An Oregon State University study shows that most of the prime, flat land near grid load is already in use as farmland, growing food or ranching livestock. In many US markets, including the Pacific Northwest, agrivoltaics is a solution for the food versus energy transition dilemma.

Agrivoltaics provides benefits for the farmer or landowner, the project developer and local communities. Ranching holds particular promise in the agrivoltaics community. It creates better soil composition for cows, sheep and other farm animals to graze, while creating a more natural soil composition around the panels, according to the Oregon State study.

David McFeeters-Krone, a founder of Rute Foundations and developer of a cattle farming agrivoltaics project in eastern Oregon, toldpv magazine USA that his development, Bear Valley Solar Pasture, LLC, is currently engaged with a fourth-generation cattle grazer in Grant County, Oregon. The project is receiving oversight from Oregon State University’s agrivoltaics program for land use management, water and soil studies on the farm’s site.   
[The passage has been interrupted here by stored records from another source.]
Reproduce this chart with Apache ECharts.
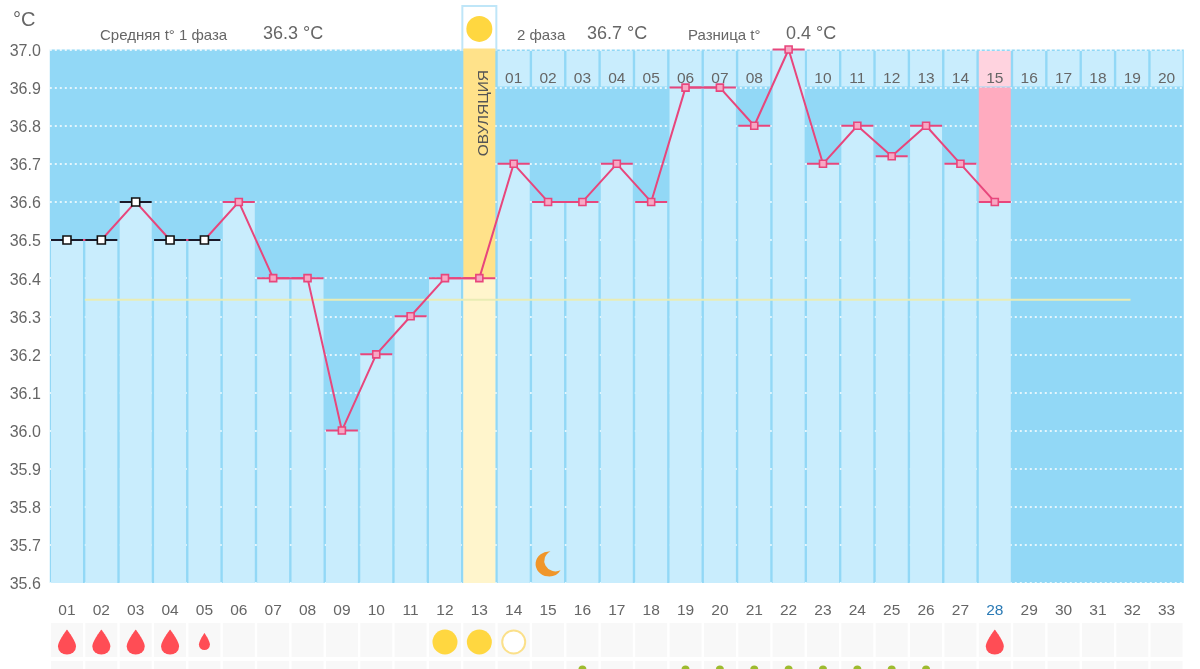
<!DOCTYPE html>
<html><head><meta charset="utf-8">
<style>html,body{margin:0;padding:0;background:#fff}#c{width:1200px;height:669px}</style>
<script src="https://cdn.jsdelivr.net/npm/echarts@6/dist/echarts.min.js"></script>
</head><body><div id="c"></div>
<script>
const days = ['01','02','03','04','05','06','07','08','09','10','11','12','13','14','15','16','17','18','19','20','21','22','23','24','25','26','27','28','29','30','31','32','33'];
const temps = [36.5,36.5,36.6,36.5,36.5,36.6,36.4,36.4,36.0,36.2,36.3,36.4,36.4,36.7,36.6,36.6,36.7,36.6,36.9,36.9,36.8,37.0,36.7,36.8,36.72,36.8,36.7,36.6];
const preliminaryCount = 5;
const phaseDays = ['01','02','03','04','05','06','07','08','','10','11','12','13','14','15','16','17','18','19','20'];
const phaseStart = 13;
const coverline = [[1.02,36.343],[31.45,36.343]];
const ovulationIndex = 12, todayIndex = 27;
const drops = [[0,1],[1,1],[2,1],[3,1],[4,0],[27,1]];
const suns = [11,12];
const openSuns = [13];
const greenDots = [15,18,19,20,21,22,23,24,25];
const moon = [[14,35.65]];
const headers = [
  ['Средняя t° 1 фаза',100,38,15],['36.3 °C',263,36.5,18],['2 фаза',517,38,15],['36.7 °C',587,36.5,18],
  ['Разница t°',688,38,15],['0.4 °C',786,36.5,18],['°C',13,23,20]];
const DARK='#92d8f6', LIGHT='#c9edfd', TXT='#666';
const FONT='"Liberation Sans",Arial,sans-serif';
const bands = [
  [ovulationIndex,35.6,36.4,'#fff5cc'],[ovulationIndex,36.4,37.0,'#ffe28a'],
  [todayIndex,36.6,36.9,'#ffabbf']
];
const DROP='path://M12 0 C12 0 24 17 24 25 A12 12 0 0 1 0 25 C0 17 12 0 12 0 Z';
const MOON='path://M15 1 A12 12 0 1 0 24 19 A10 10 0 0 1 15 1 Z';
const chart = echarts.init(document.getElementById('c'),null,{renderer:'canvas'});
const W=32;
chart.setOption({
  animation:false,
  backgroundColor:'#fff',
  graphic:headers.map(h=>({type:'text',left:h[1],top:h[2]-h[3]*0.62,silent:true,
    style:{text:h[0],fill:TXT,font:h[3]+'px '+FONT}})),
  grid:[
    {left:49.8,top:49.5,width:1134,height:533.5,show:true,backgroundColor:DARK,borderWidth:0,outerBoundsMode:'none'},
    {left:49.8,top:623,width:1134,height:100,show:false,outerBoundsMode:'none'}
  ],
  xAxis:[
    {type:'category',gridIndex:0,data:days,axisLine:{show:false},axisTick:{show:false},splitLine:{show:false},
     axisLabel:{interval:0,margin:20,fontFamily:FONT,fontSize:15.5,
       color:(v,i)=>i===todayIndex?'#2a7ab5':TXT}},
    {type:'value',gridIndex:0,min:0,max:33,show:false},
    {type:'category',gridIndex:1,data:days,show:false}
  ],
  yAxis:[
    {type:'value',gridIndex:0,min:35.6,max:37.0,interval:0.1,
     axisLine:{show:false},axisTick:{show:false},
     splitLine:{show:true,lineStyle:{color:'#fff',type:[2,3],width:1.5}},
     axisLabel:{margin:9,color:TXT,fontFamily:FONT,fontSize:16,verticalAlign:'top',lineHeight:4,formatter:v=>v.toFixed(1)}},
    {type:'value',gridIndex:1,min:0,max:100,inverse:true,show:false}
  ],
  series:[
    {type:'bar',xAxisIndex:0,yAxisIndex:0,data:temps,barWidth:W,itemStyle:{color:LIGHT},z:2},
    {type:'custom',xAxisIndex:0,yAxisIndex:0,data:bands.map(b=>b.slice(0,3)),clip:false,z:3,
     encode:{x:0,y:[1,2]},
     renderItem:(p,api)=>{
       const a=api.coord([api.value(0),api.value(2)]),b=api.coord([api.value(0),api.value(1)]);
       return {type:'rect',shape:{x:a[0]-W/2,y:a[1],width:W,height:b[1]-a[1]},style:{fill:bands[p.dataIndex][3]}};
     }},
    {type:'custom',xAxisIndex:0,yAxisIndex:0,data:phaseDays.map((d,i)=>[i+phaseStart,36.9,37.0]),clip:false,z:3,
     encode:{x:0,y:[1,2]},
     renderItem:(p,api)=>{
       const a=api.coord([api.value(0),37.0]),b=api.coord([api.value(0),36.9]);
       const today=api.value(0)===todayIndex;
       return {type:'group',children:[
         {type:'rect',shape:{x:a[0]-W/2,y:a[1]+1.5,width:W,height:b[1]-a[1]-2.5},style:{fill:today?'#ffd3df':LIGHT}},
         {type:'text',style:{x:a[0],y:a[1]+29,text:phaseDays[p.dataIndex],align:'center',verticalAlign:'middle',fill:TXT,font:'15.5px '+FONT}}
       ]};
     }},
    {type:'custom',xAxisIndex:0,yAxisIndex:0,data:[[ovulationIndex,36.93]],clip:false,z:4,
     encode:{x:0,y:1},
     renderItem:(p,api)=>{
       const a=api.coord([api.value(0),37.0]);
       const c=api.coord([api.value(0),api.value(1)]);
       return {type:'group',children:[
         {type:'rect',shape:{x:a[0]-17,y:a[1]-43.5,width:34,height:44},style:{fill:'#fff',stroke:'#bfe6f8',lineWidth:2}},
         {type:'rect',shape:{x:a[0]-16,y:a[1]-1,width:32,height:3},style:{fill:'#ffe28a'}},
         {type:'text',x:c[0]+4.5,y:c[1]+37,rotation:Math.PI/2,style:{x:0,y:0,text:'ОВУЛЯЦИЯ',align:'center',verticalAlign:'middle',fill:'#555',font:'15.5px '+FONT}}
       ]};
     }},
    {type:'scatter',xAxisIndex:0,yAxisIndex:0,data:[[ovulationIndex,37.054]],clip:false,symbol:'circle',symbolSize:26,itemStyle:{color:'#ffd740',opacity:1},z:5},
    {type:'scatter',xAxisIndex:0,yAxisIndex:0,data:moon,symbol:MOON,symbolSize:[25,25],itemStyle:{color:'#f0962a',opacity:1},z:5},
    {type:'line',xAxisIndex:1,yAxisIndex:0,data:coverline,showSymbol:false,symbol:'none',lineStyle:{color:'#e9ecb4',width:2},z:5},
    {type:'line',xAxisIndex:0,yAxisIndex:0,data:temps,symbol:'none',showSymbol:false,clip:false,lineStyle:{color:'#e8467c',width:2},z:6},
    {type:'scatter',xAxisIndex:0,yAxisIndex:0,clip:false,symbol:'rect',symbolSize:[32,2],z:7,
     data:temps.map((t,i)=>({value:[i,t],itemStyle:{opacity:1,color:i<preliminaryCount?'#1a1a2a':'#e8467c'}}))},
    {type:'scatter',xAxisIndex:0,yAxisIndex:0,clip:false,symbol:'rect',z:8,
     data:temps.map((t,i)=>{const k=i<preliminaryCount;return {value:[i,t],symbolSize:k?8:7,
       itemStyle:{opacity:1,color:k?'#fff':'#f7a8c4',borderColor:k?'#111':'#e8467c',borderWidth:1.6}};})},
    {type:'custom',xAxisIndex:2,yAxisIndex:1,clip:false,z:1,encode:{x:0,y:1},
     data:days.flatMap((d,i)=>[[i,0,34],[i,38,80]]),
     renderItem:(p,api)=>{
       const a=api.coord([api.value(0),api.value(1)]),b=api.coord([api.value(0),api.value(2)]);
       return {type:'rect',shape:{x:a[0]-16,y:a[1],width:32,height:b[1]-a[1]},style:{fill:'#f8f8f8'}};
     }},
    {type:'scatter',xAxisIndex:2,yAxisIndex:1,symbol:DROP,z:3,clip:false,
     data:drops.map(d=>({value:[d[0],d[1]?19:18.5],symbolSize:d[1]?[18,25]:[11,17],itemStyle:{color:'#ff4d55',opacity:1}}))},
    {type:'scatter',xAxisIndex:2,yAxisIndex:1,symbol:'circle',symbolSize:25,z:3,clip:false,itemStyle:{color:'#ffd740',opacity:1},
     data:suns.map(i=>[i,19])},
    {type:'scatter',xAxisIndex:2,yAxisIndex:1,symbol:'circle',symbolSize:23,z:3,clip:false,itemStyle:{color:'#fff',borderColor:'#fbe08a',borderWidth:2,opacity:1},
     data:openSuns.map(i=>[i,19])},
    {type:'scatter',xAxisIndex:2,yAxisIndex:1,symbol:'circle',symbolSize:8,z:3,clip:false,itemStyle:{color:'#9dbb2e',opacity:1},
     data:greenDots.map(i=>[i,46.5])}
  ]
});
</script></body></html>
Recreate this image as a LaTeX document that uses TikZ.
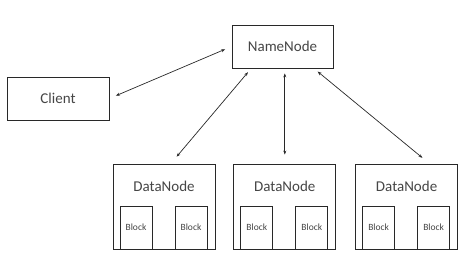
\documentclass[tikz,border=0pt]{standalone}
\usepackage{fontspec}
\setmainfont{Carlito}
\usetikzlibrary{arrows.meta,positioning,calc}
\definecolor{ink}{RGB}{40,40,40}
\definecolor{txt}{RGB}{70,70,70}
\tikzset{
  every picture/.style={x=1pt, y=1pt, color=ink, line width=0.8pt},
  box/.style={draw=ink, fill=white, inner sep=0pt, text=txt, font=\fontsize{15}{18}\selectfont},
  master/.style={box, minimum width=101pt, minimum height=43pt},
  slave/.style={box, minimum width=102pt, minimum height=85pt},
  block/.style={box, minimum width=32pt, minimum height=43pt, font=\fontsize{9.5}{11}\selectfont},
  title/.style={text=txt, inner sep=0pt, font=\fontsize{15}{18}\selectfont},
  flow/.style={{Stealth[length=4pt,width=3pt]}-{Stealth[length=4pt,width=3pt]}, line width=0.7pt},
}

\begin{document}
\begin{tikzpicture}[node distance=18pt]
  \useasboundingbox (0,0) rectangle (474,270);
  \node[master] (nn) at (282.5,223.5) {NameNode};
  \node[master, minimum width=102pt] (client) at (58,171.5) {Client};
  \node[slave] (dn1) at (164,63.5) {};
  \node[slave, right=18pt of dn1] (dn2) {};
  \node[slave, right=19pt of dn2] (dn3) {};
  \foreach \d in {dn1,dn2,dn3} {
    \node[title] (\d-lbl) at ($(\d.north)+(0,-23)$) {DataNode};
    \node[block, above right=0pt and 7pt of \d.south west] (\d-a) {Block};
    \node[block, above left=0pt and 8pt of \d.south east] (\d-b) {Block};
  }
  \draw[flow, shorten <=7pt, shorten >=7pt] (client.east) -- (nn.west);
  \draw[flow, shorten <=9pt, shorten >=5pt] (dn1.81) -- (nn.215);
  \draw[flow, shorten <=9pt, shorten >=5pt] (dn2.north) -- (dn2.north |- nn.south);
  \draw[flow, shorten <=9pt, shorten >=5pt] (dn3.62) -- (nn.325);
\end{tikzpicture}
\end{document}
The farmer, Jack Southworth was previously approached by an undisclosed large solar developer interested in taking over the farm as a whole, McFeeters-Krone recalls. With cattle revenue at a base rate of about $10 per acre, the farmer did not want to exclusively lease the entire ranch even though solar sited in the same area could produce $700 to $1,000 per acre from added revenue.  

Southworth Brothers Ranch runs a total of 650 cows and calves, and 600 yearlings, said the developer.

In October 2022, Southworth reached out to Serkan Ates, who studies pasture and grazing management at Oregon State in conjunction with Chad Higgins, an associate professor who heads the university’s agrivoltaics program, the developer said.  By early 2023, the developer was doing demonstration projects with Oregon State and began working with Southworth on his ranch.